It will be easier to start by inputting any known value available. Otherwise you'll be chasing your tail with a bunch of best guesses. In your picture you are over extruding, I was thinking you were under extruding based on one of your comments of reducing the multiplier till you had holes in the perimeters. It didn't help that I then confused the two photos you had posted. In that other persons picture there is some form of mechanical slop in the system.
In your picture you have general over extrusion. If when you decrease the multiplier to get nice perimeters and infill, you get spaces between the lines on a bottom layer. This is where you can decrease the extrusion width to close that gap without messing up your calibration. You can also change extrusion width of infill patterns to achieve nicer surfaces. This is especially important on 100% infill parts.
I can assume you have a .4 nozzle so this means your general extrusion width will be .48. I like to use a first layer extrusion width of .36. Then I set perimeters to .48. Infill widths can range based on what filament and the type of part I am printing but (.44-.52)

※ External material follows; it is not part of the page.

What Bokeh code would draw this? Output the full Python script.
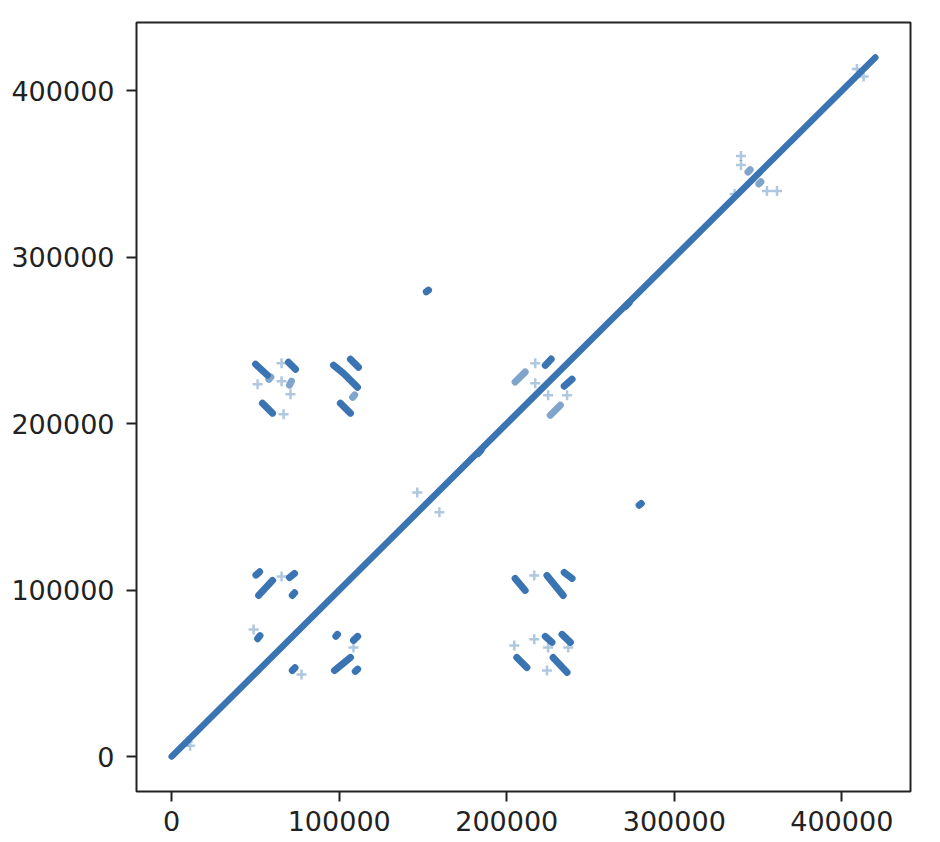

I am not certain what "line" you are referring to. But if it's the space between the outer perimeters, that's the "infill" section. Remember that a Slicer is working in multiples of .48 in the X,Y axis. If a particular area of a print is 2mm wide and you have selected 2 perimeters. The Slicer is going to create tool paths to fulfill the perimeters first. This will give 4 lines that add up to 1.92mm. The Slicer then has to make some assumptions about the remaining .08mm. If you have selected zero infill it's not a problem as it will just leave a gap between the two sets of perimeters. If you selected 100% infill it's going to struggle to fill that tiny gap without over extruding. This is where tweaking that infill extrusion width can come in handy.